## Exercise prompt
Transcribe all of the material exactly, except for its pictures.

## Given material
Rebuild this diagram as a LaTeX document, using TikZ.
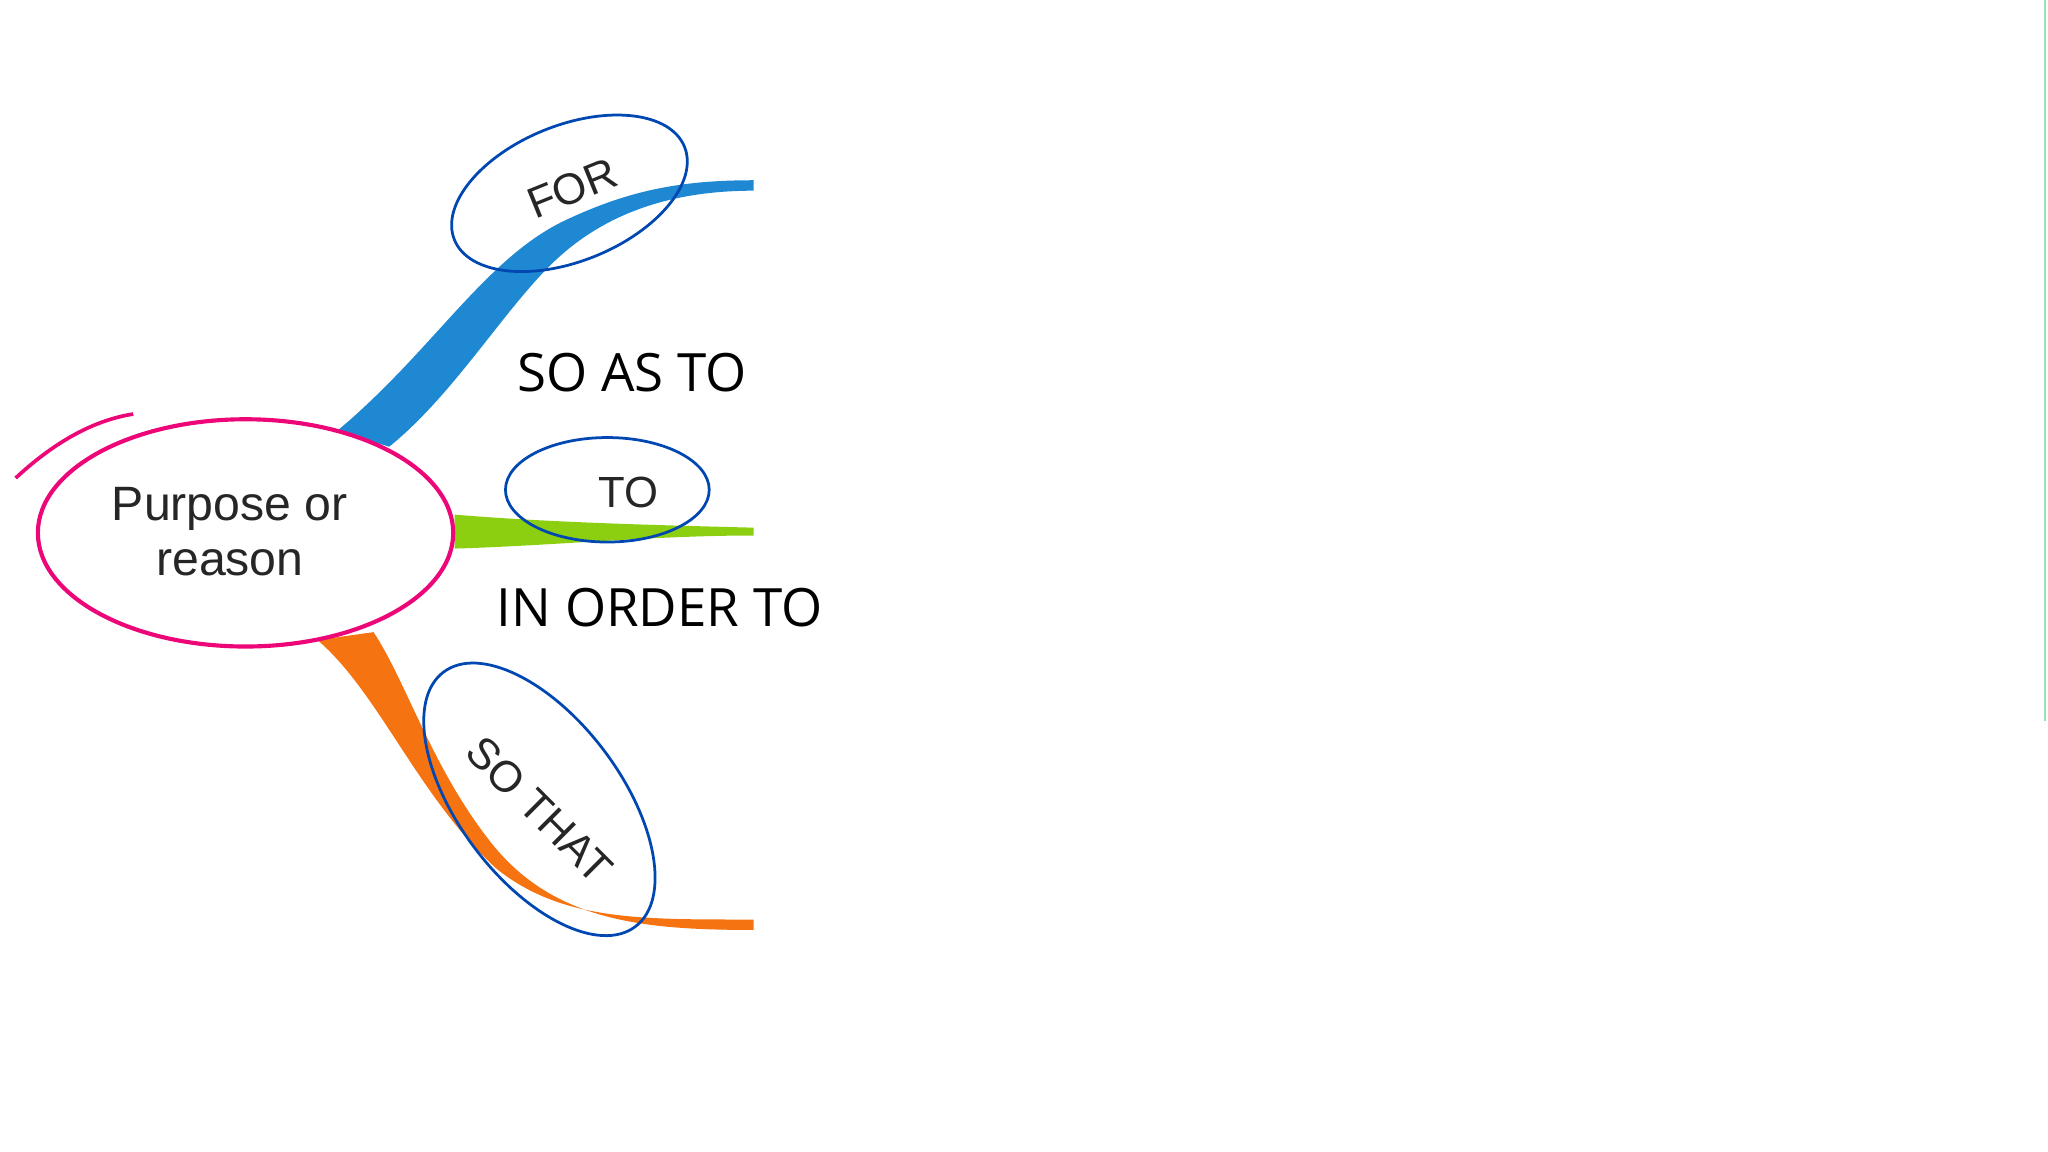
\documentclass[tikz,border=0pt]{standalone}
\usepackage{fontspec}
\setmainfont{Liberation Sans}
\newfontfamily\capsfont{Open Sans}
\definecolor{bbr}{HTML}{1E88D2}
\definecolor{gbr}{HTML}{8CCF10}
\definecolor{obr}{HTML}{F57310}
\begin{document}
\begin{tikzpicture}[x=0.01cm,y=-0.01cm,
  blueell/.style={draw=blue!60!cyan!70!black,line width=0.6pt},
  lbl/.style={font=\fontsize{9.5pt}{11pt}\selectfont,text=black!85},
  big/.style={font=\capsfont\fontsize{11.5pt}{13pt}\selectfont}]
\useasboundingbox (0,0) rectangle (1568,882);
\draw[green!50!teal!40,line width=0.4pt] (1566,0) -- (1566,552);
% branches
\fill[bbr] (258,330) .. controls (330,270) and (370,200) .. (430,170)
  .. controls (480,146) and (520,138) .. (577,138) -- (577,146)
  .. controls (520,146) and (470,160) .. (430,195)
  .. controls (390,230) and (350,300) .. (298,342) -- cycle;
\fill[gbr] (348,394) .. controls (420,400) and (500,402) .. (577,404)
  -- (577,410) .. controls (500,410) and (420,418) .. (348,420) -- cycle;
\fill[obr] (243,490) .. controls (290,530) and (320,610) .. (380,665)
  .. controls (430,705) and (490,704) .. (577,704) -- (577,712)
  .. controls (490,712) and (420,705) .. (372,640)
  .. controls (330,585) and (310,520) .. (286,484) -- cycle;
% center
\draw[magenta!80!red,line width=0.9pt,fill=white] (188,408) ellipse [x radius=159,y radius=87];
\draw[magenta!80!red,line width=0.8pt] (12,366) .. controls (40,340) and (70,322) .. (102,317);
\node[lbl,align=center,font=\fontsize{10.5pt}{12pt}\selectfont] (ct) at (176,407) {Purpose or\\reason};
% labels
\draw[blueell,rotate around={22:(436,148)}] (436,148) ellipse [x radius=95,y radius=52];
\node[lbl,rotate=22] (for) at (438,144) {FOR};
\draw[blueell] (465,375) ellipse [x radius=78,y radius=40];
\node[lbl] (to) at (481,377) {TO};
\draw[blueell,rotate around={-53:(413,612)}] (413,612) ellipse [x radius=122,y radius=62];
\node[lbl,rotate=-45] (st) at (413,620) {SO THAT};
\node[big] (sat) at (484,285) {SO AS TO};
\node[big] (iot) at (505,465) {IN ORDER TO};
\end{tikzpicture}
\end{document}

## Solution below
Rebuild this diagram as a LaTeX document, using TikZ.
\documentclass[tikz,border=0pt]{standalone}
\usepackage{fontspec}
\setmainfont{Liberation Sans}
\newfontfamily\capsfont{Open Sans}
\definecolor{bbr}{HTML}{1E88D2}
\definecolor{gbr}{HTML}{8CCF10}
\definecolor{obr}{HTML}{F57310}
\begin{document}
\begin{tikzpicture}[x=0.01cm,y=-0.01cm,
  blueell/.style={draw=blue!60!cyan!70!black,line width=0.6pt},
  lbl/.style={font=\fontsize{9.5pt}{11pt}\selectfont,text=black!85},
  big/.style={font=\capsfont\fontsize{11.5pt}{13pt}\selectfont}]
\useasboundingbox (0,0) rectangle (1568,882);
\draw[green!50!teal!40,line width=0.4pt] (1566,0) -- (1566,552);
% branches
\fill[bbr] (258,330) .. controls (330,270) and (370,200) .. (430,170)
  .. controls (480,146) and (520,138) .. (577,138) -- (577,146)
  .. controls (520,146) and (470,160) .. (430,195)
  .. controls (390,230) and (350,300) .. (298,342) -- cycle;
\fill[gbr] (348,394) .. controls (420,400) and (500,402) .. (577,404)
  -- (577,410) .. controls (500,410) and (420,418) .. (348,420) -- cycle;
\fill[obr] (243,490) .. controls (290,530) and (320,610) .. (380,665)
  .. controls (430,705) and (490,704) .. (577,704) -- (577,712)
  .. controls (490,712) and (420,705) .. (372,640)
  .. controls (330,585) and (310,520) .. (286,484) -- cycle;
% center
\draw[magenta!80!red,line width=0.9pt,fill=white] (188,408) ellipse [x radius=159,y radius=87];
\draw[magenta!80!red,line width=0.8pt] (12,366) .. controls (40,340) and (70,322) .. (102,317);
\node[lbl,align=center,font=\fontsize{10.5pt}{12pt}\selectfont] (ct) at (176,407) {Purpose or\\reason};
% labels
\draw[blueell,rotate around={22:(436,148)}] (436,148) ellipse [x radius=95,y radius=52];
\node[lbl,rotate=22] (for) at (438,144) {FOR};
\draw[blueell] (465,375) ellipse [x radius=78,y radius=40];
\node[lbl] (to) at (481,377) {TO};
\draw[blueell,rotate around={-53:(413,612)}] (413,612) ellipse [x radius=122,y radius=62];
\node[lbl,rotate=-45] (st) at (413,620) {SO THAT};
\node[big] (sat) at (484,285) {SO AS TO};
\node[big] (iot) at (505,465) {IN ORDER TO};
\end{tikzpicture}
\end{document}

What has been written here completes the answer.